According to the PwC Productivity Scorecard released to today, labour productivity in the mining sector may have fallen considerably but it still remains the most productive of all 16 sectors analysed.
Labour productivity output is measured in dollars of gross value added [GVA] per hour, with the mining sector having a GVA of around $250 per hour.
“Labour productivity in mining is only going to increase further as mining investments move to full capacity,” PwC partner Jeremy Thorpe said.
Thorpe said concerns over falling productivity levels across the 16 sectors would be magnified when the resources boom eventually ran its course.
“If we have not seen sustained productivity growth in non-resource industries, then we will be relying on smaller and less productive industries to implausibly sustain our national standard of living,” he said.

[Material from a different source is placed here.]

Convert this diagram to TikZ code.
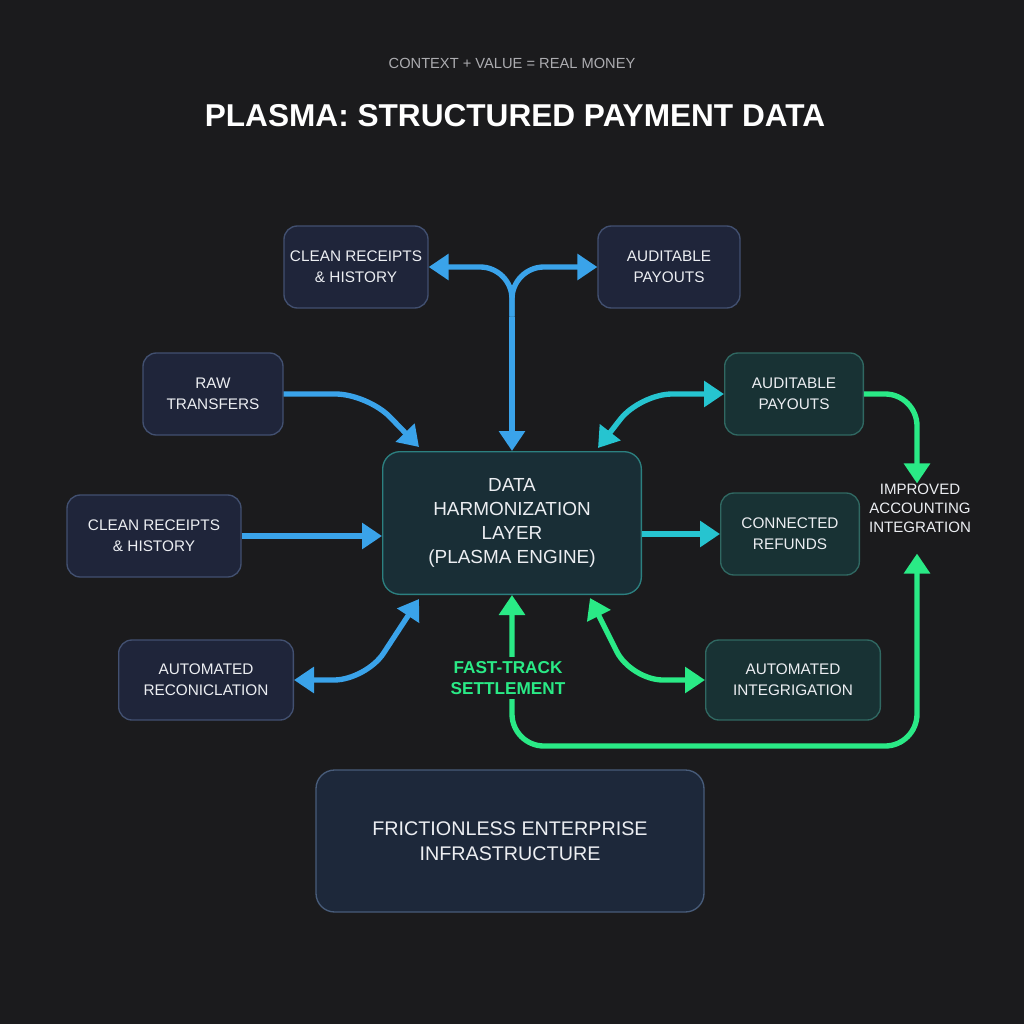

Nationally, labour productivity grew by only 0.4% during the 2011 financial year, down from 1.7% growth in the previous year and the second lowest result since 1996.
By state and territory, the strongest labour productivity growth in the June quarter was experienced in the Northern Territory, Western Australia and Queensland.
“The post-flood bounce back in Queensland and continuing steady growth in Western Australia were the major contributors to the June quarter improvement,” Thorpe said.
On a sector basis, labour productivity rose in 11 of the 16 key sectors, with the strongest growth in the June quarter from the wholesale trade and transport, postal and warehouse sectors.
Productivity is the amount of output per unit of input. The PwC report says productivity is not about making people work harder but rather about the potential for an industry to increase its contribution to the economy.